TEARFUL FACE OF MY CUTE LOVE [IS BEGGING TO ME] by Ki
Black vinyl, Screen printed covers & inserts, Ed. of 285, 2022
Ki is a trio that pits long-time collaborators Tamio Shiraishi (saxophone, voice) and Takahashi Michiko aka Mico (drums, voice, vocoder, melodica, piano, percussion) against drummer, percussionist and vocalist Fritz Welch.

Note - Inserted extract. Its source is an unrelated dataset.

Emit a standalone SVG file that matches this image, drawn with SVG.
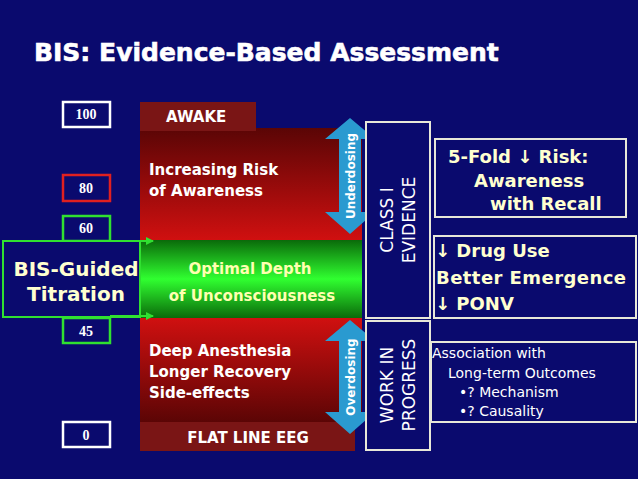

They each bring a wealth of experience, from Shiraishi’s early moves in the Japanese underground of the late ‘70s and early ‘80s – he was a founding member of Fushitsusha, and played with Taco and Machinegun Tango – to his legendary, late-night solo New York subway performances; he and Mico also spent some time playing with No Neck Blues Band, while Welch, currently based in Glasgow, has a long history taking in stints with Peeesseye, Lambs Gamble and FvRTvR.

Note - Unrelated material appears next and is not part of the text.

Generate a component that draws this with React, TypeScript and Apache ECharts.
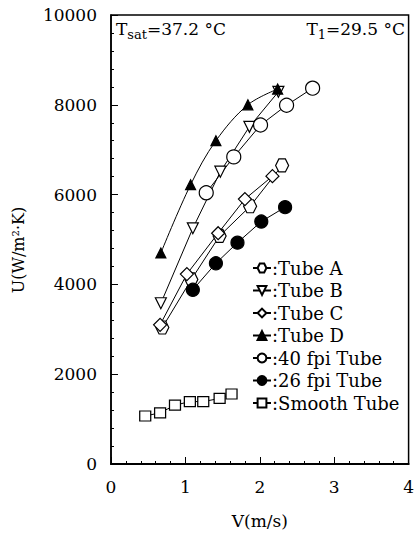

Tearful Face Of My Cute Love (Is Begging To Me), named after a yakuza song, is Ki’s first LP, after CD-Rs on Chocolate Monk (Ki No Sei, 2009) and Unverified (Stops Dropping, 2010). Documenting two live performances from 2008, it’s a startling, wild freedom chase, each piece stretching languorously across one side of the vinyl, giving the trio maximum space to thunder their way through space and time. Their West Nile 2008 show, on side one, opens with a battery of drums, fierce and livid, before Shiraishi’s unmistakable and remarkable whinnying, high-zone tone slithers into earshot. The stage is set, the battle moves forward, yet there’s remarkable simpatico between the three players, with Mico and Welch volleying guttural vocal exhortations at each other. When it does offer respite – see the sudden swoop into near-silence at around 12:30– everything’s still tense; who knows what’s around the corner?
For all its fury, though, Tearful Face Of My Cute Love… is full of oddly lyrical moments, too – see the sweet melody that winds out, with gentle melancholy, near the very end of the West Nile performance. This lyricism also haunts the second side of the album, a performance from Glassland, Brooklyn, which seems more focused on the intersection of incidents, from clattering cymbals to ghostly swarms of sax scream, to dive-bombing spirals of vocoder. There’s an appealing sense of audio verité here, as though you’re in the room with the performers, shaken and stirred by every movement, lost in the interlocking maze they’re weaving in real time. It’s a bracing, thrilling document of very immediate, human music – of three bodies moving through the world, sounding their environment.